# [Given task]
All of the lines below are to be printed again exactly; images are excluded from the output.
** START OF Given information **
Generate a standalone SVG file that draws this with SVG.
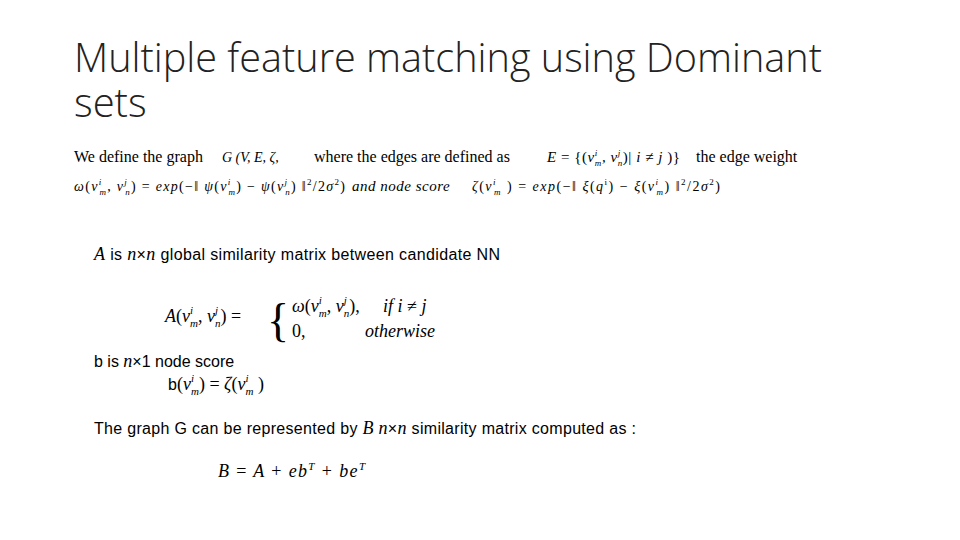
<svg xmlns="http://www.w3.org/2000/svg" width="960" height="540" viewBox="0 0 960 540">
<style>
.t{font-family:"Open Sans","Liberation Sans",sans-serif;font-weight:300;font-size:40px;fill:#222}
.s{font-family:"Liberation Serif",serif;font-size:16px;fill:#000}
.m{font-family:"Liberation Serif",serif;font-style:italic;fill:#000}
.b{font-family:"Liberation Sans",sans-serif;font-size:16px;fill:#000}
.n{font-style:normal}
</style>
<rect width="960" height="540" fill="#fff"/>
<g id="title">
<text class="t" x="74" y="72" textLength="748" lengthAdjust="spacingAndGlyphs">Multiple feature matching using Dominant</text>
<text class="t" x="74" y="117">sets</text>
</g>
<g id="definition">
<text class="s" x="74" y="162">We define the graph</text>
<text class="m" x="222" y="162" font-size="14">G (V, E, ζ,</text>
<text class="s" x="314" y="162">where the edges are defined as</text>
<text class="m" x="547" y="162" font-size="15" textLength="133" lengthAdjust="spacing">E <tspan class="n">= {(</tspan>v<tspan font-size="9" dy="-6">i</tspan><tspan font-size="9" dx="-3" dy="10">m</tspan><tspan dy="-4">, v</tspan><tspan font-size="9" dy="-6">j</tspan><tspan font-size="9" dx="-3" dy="10">n</tspan><tspan class="n" dy="-4">)| </tspan>i <tspan class="n">≠</tspan> j <tspan class="n">)}</tspan></text>
<text class="s" x="696" y="162">the edge weight</text>
<text class="m" x="74" y="191" font-size="14" textLength="271" lengthAdjust="spacing">ω<tspan class="n">(</tspan>v<tspan font-size="9" dy="-6">i</tspan><tspan font-size="9" dx="-3" dy="10">m</tspan><tspan class="n" dy="-4">, </tspan>v<tspan font-size="9" dy="-6">j</tspan><tspan font-size="9" dx="-3" dy="10">n</tspan><tspan class="n" dy="-4">) = </tspan>exp<tspan class="n">(−‖ </tspan>ψ<tspan class="n">(</tspan>v<tspan font-size="9" dy="-6">i</tspan><tspan font-size="9" dx="-3" dy="10">m</tspan><tspan class="n" dy="-4">) − </tspan>ψ<tspan class="n">(</tspan>v<tspan font-size="9" dy="-6">j</tspan><tspan font-size="9" dx="-3" dy="10">n</tspan><tspan class="n" dy="-4">) ‖</tspan><tspan class="n" font-size="9" dy="-6">2</tspan><tspan class="n" dy="6">/2</tspan>σ<tspan class="n" font-size="9" dy="-6">2</tspan><tspan class="n" dy="6">)</tspan></text>
<text class="m" x="352" y="191" font-size="15" letter-spacing="0.5">and node score</text>
<text class="m" x="472" y="191" font-size="14" textLength="248" lengthAdjust="spacing">ζ<tspan class="n">(</tspan>v<tspan font-size="9" dy="-6">i</tspan><tspan font-size="9" dx="-3" dy="10">m</tspan><tspan class="n" dy="-4"> ) = </tspan>exp<tspan class="n">(−‖ </tspan>ξ<tspan class="n">(</tspan>q<tspan font-size="9" class="n" dy="-6">i</tspan><tspan class="n" dy="6">) − </tspan>ξ<tspan class="n">(</tspan>v<tspan font-size="9" dy="-6">i</tspan><tspan font-size="9" dx="-3" dy="10">m</tspan><tspan class="n" dy="-4">) ‖</tspan><tspan class="n" font-size="9" dy="-6">2</tspan><tspan class="n" dy="6">/2</tspan>σ<tspan class="n" font-size="9" dy="-6">2</tspan><tspan class="n" dy="6">)</tspan></text>
</g>
<g id="matrixA">
<text class="b" x="94" y="260" textLength="406" lengthAdjust="spacing"><tspan class="m" font-size="18">A</tspan> is <tspan class="m" font-size="18">n</tspan>×<tspan class="m" font-size="18">n</tspan> global similarity matrix between candidate NN</text>
<text class="m" x="165" y="322" font-size="18">A<tspan class="n">(</tspan>v<tspan font-size="11" dy="-8">i</tspan><tspan font-size="11" dx="-3" dy="13">m</tspan><tspan class="n" dy="-5">, </tspan>v<tspan font-size="11" dy="-8">j</tspan><tspan font-size="11" dx="-3" dy="13">n</tspan><tspan class="n" dy="-5">) =</tspan></text>
<text x="267" y="336" font-family="Liberation Serif,serif" font-size="46">{</text>
<text class="m" x="292" y="312" font-size="18">ω<tspan class="n">(</tspan>v<tspan font-size="11" dy="-8">i</tspan><tspan font-size="11" dx="-3" dy="13">m</tspan><tspan class="n" dy="-5">, </tspan>v<tspan font-size="11" dy="-8">j</tspan><tspan font-size="11" dx="-3" dy="13">n</tspan><tspan class="n" dy="-5">),</tspan></text>
<text class="m" x="383" y="312" font-size="18">if i  <tspan class="n">≠</tspan> j</text>
<text class="m" x="292" y="337" font-size="18"><tspan class="n">0,</tspan></text>
<text class="m" x="365" y="337" font-size="18">otherwise</text>
</g>
<g id="vectorB">
<text class="b" x="94" y="367">b is <tspan class="m" font-size="18">n</tspan>×1 node score</text>
<text class="b" x="168" y="390" font-size="17">b<tspan class="m" font-size="18"><tspan class="n">(</tspan>v</tspan><tspan class="m" font-size="11" dy="-8">i</tspan><tspan class="m" font-size="11" dx="-3" dy="13">m</tspan><tspan class="m" font-size="18" dy="-5"><tspan class="n">) = </tspan>ζ<tspan class="n">(</tspan>v</tspan><tspan class="m" font-size="11" dy="-8">i</tspan><tspan class="m" font-size="11" dx="-3" dy="13">m</tspan><tspan font-size="18" font-family="Liberation Serif,serif" dy="-5"> )</tspan></text>
</g>
<g id="matrixB">
<text class="b" x="94" y="434" textLength="542" lengthAdjust="spacing">The graph G can be represented by <tspan class="m" font-size="18">B  n</tspan>×<tspan class="m" font-size="18">n</tspan> similarity matrix computed as :</text>
<text class="m" x="218" y="477" font-size="18" textLength="147" lengthAdjust="spacing">B <tspan class="n">=</tspan> A <tspan class="n">+</tspan> eb<tspan font-size="11" dy="-7">T</tspan><tspan class="n" dy="7"> + </tspan>be<tspan font-size="11" dy="-7">T</tspan></text>
</g>
</svg>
** END OF Given information **
# [Final result]
Generate a standalone SVG file that draws this with SVG.
<svg xmlns="http://www.w3.org/2000/svg" width="960" height="540" viewBox="0 0 960 540">
<style>
.t{font-family:"Open Sans","Liberation Sans",sans-serif;font-weight:300;font-size:40px;fill:#222}
.s{font-family:"Liberation Serif",serif;font-size:16px;fill:#000}
.m{font-family:"Liberation Serif",serif;font-style:italic;fill:#000}
.b{font-family:"Liberation Sans",sans-serif;font-size:16px;fill:#000}
.n{font-style:normal}
</style>
<rect width="960" height="540" fill="#fff"/>
<g id="title">
<text class="t" x="74" y="72" textLength="748" lengthAdjust="spacingAndGlyphs">Multiple feature matching using Dominant</text>
<text class="t" x="74" y="117">sets</text>
</g>
<g id="definition">
<text class="s" x="74" y="162">We define the graph</text>
<text class="m" x="222" y="162" font-size="14">G (V, E, ζ,</text>
<text class="s" x="314" y="162">where the edges are defined as</text>
<text class="m" x="547" y="162" font-size="15" textLength="133" lengthAdjust="spacing">E <tspan class="n">= {(</tspan>v<tspan font-size="9" dy="-6">i</tspan><tspan font-size="9" dx="-3" dy="10">m</tspan><tspan dy="-4">, v</tspan><tspan font-size="9" dy="-6">j</tspan><tspan font-size="9" dx="-3" dy="10">n</tspan><tspan class="n" dy="-4">)| </tspan>i <tspan class="n">≠</tspan> j <tspan class="n">)}</tspan></text>
<text class="s" x="696" y="162">the edge weight</text>
<text class="m" x="74" y="191" font-size="14" textLength="271" lengthAdjust="spacing">ω<tspan class="n">(</tspan>v<tspan font-size="9" dy="-6">i</tspan><tspan font-size="9" dx="-3" dy="10">m</tspan><tspan class="n" dy="-4">, </tspan>v<tspan font-size="9" dy="-6">j</tspan><tspan font-size="9" dx="-3" dy="10">n</tspan><tspan class="n" dy="-4">) = </tspan>exp<tspan class="n">(−‖ </tspan>ψ<tspan class="n">(</tspan>v<tspan font-size="9" dy="-6">i</tspan><tspan font-size="9" dx="-3" dy="10">m</tspan><tspan class="n" dy="-4">) − </tspan>ψ<tspan class="n">(</tspan>v<tspan font-size="9" dy="-6">j</tspan><tspan font-size="9" dx="-3" dy="10">n</tspan><tspan class="n" dy="-4">) ‖</tspan><tspan class="n" font-size="9" dy="-6">2</tspan><tspan class="n" dy="6">/2</tspan>σ<tspan class="n" font-size="9" dy="-6">2</tspan><tspan class="n" dy="6">)</tspan></text>
<text class="m" x="352" y="191" font-size="15" letter-spacing="0.5">and node score</text>
<text class="m" x="472" y="191" font-size="14" textLength="248" lengthAdjust="spacing">ζ<tspan class="n">(</tspan>v<tspan font-size="9" dy="-6">i</tspan><tspan font-size="9" dx="-3" dy="10">m</tspan><tspan class="n" dy="-4"> ) = </tspan>exp<tspan class="n">(−‖ </tspan>ξ<tspan class="n">(</tspan>q<tspan font-size="9" class="n" dy="-6">i</tspan><tspan class="n" dy="6">) − </tspan>ξ<tspan class="n">(</tspan>v<tspan font-size="9" dy="-6">i</tspan><tspan font-size="9" dx="-3" dy="10">m</tspan><tspan class="n" dy="-4">) ‖</tspan><tspan class="n" font-size="9" dy="-6">2</tspan><tspan class="n" dy="6">/2</tspan>σ<tspan class="n" font-size="9" dy="-6">2</tspan><tspan class="n" dy="6">)</tspan></text>
</g>
<g id="matrixA">
<text class="b" x="94" y="260" textLength="406" lengthAdjust="spacing"><tspan class="m" font-size="18">A</tspan> is <tspan class="m" font-size="18">n</tspan>×<tspan class="m" font-size="18">n</tspan> global similarity matrix between candidate NN</text>
<text class="m" x="165" y="322" font-size="18">A<tspan class="n">(</tspan>v<tspan font-size="11" dy="-8">i</tspan><tspan font-size="11" dx="-3" dy="13">m</tspan><tspan class="n" dy="-5">, </tspan>v<tspan font-size="11" dy="-8">j</tspan><tspan font-size="11" dx="-3" dy="13">n</tspan><tspan class="n" dy="-5">) =</tspan></text>
<text x="267" y="336" font-family="Liberation Serif,serif" font-size="46">{</text>
<text class="m" x="292" y="312" font-size="18">ω<tspan class="n">(</tspan>v<tspan font-size="11" dy="-8">i</tspan><tspan font-size="11" dx="-3" dy="13">m</tspan><tspan class="n" dy="-5">, </tspan>v<tspan font-size="11" dy="-8">j</tspan><tspan font-size="11" dx="-3" dy="13">n</tspan><tspan class="n" dy="-5">),</tspan></text>
<text class="m" x="383" y="312" font-size="18">if i  <tspan class="n">≠</tspan> j</text>
<text class="m" x="292" y="337" font-size="18"><tspan class="n">0,</tspan></text>
<text class="m" x="365" y="337" font-size="18">otherwise</text>
</g>
<g id="vectorB">
<text class="b" x="94" y="367">b is <tspan class="m" font-size="18">n</tspan>×1 node score</text>
<text class="b" x="168" y="390" font-size="17">b<tspan class="m" font-size="18"><tspan class="n">(</tspan>v</tspan><tspan class="m" font-size="11" dy="-8">i</tspan><tspan class="m" font-size="11" dx="-3" dy="13">m</tspan><tspan class="m" font-size="18" dy="-5"><tspan class="n">) = </tspan>ζ<tspan class="n">(</tspan>v</tspan><tspan class="m" font-size="11" dy="-8">i</tspan><tspan class="m" font-size="11" dx="-3" dy="13">m</tspan><tspan font-size="18" font-family="Liberation Serif,serif" dy="-5"> )</tspan></text>
</g>
<g id="matrixB">
<text class="b" x="94" y="434" textLength="542" lengthAdjust="spacing">The graph G can be represented by <tspan class="m" font-size="18">B  n</tspan>×<tspan class="m" font-size="18">n</tspan> similarity matrix computed as :</text>
<text class="m" x="218" y="477" font-size="18" textLength="147" lengthAdjust="spacing">B <tspan class="n">=</tspan> A <tspan class="n">+</tspan> eb<tspan font-size="11" dy="-7">T</tspan><tspan class="n" dy="7"> + </tspan>be<tspan font-size="11" dy="-7">T</tspan></text>
</g>
</svg>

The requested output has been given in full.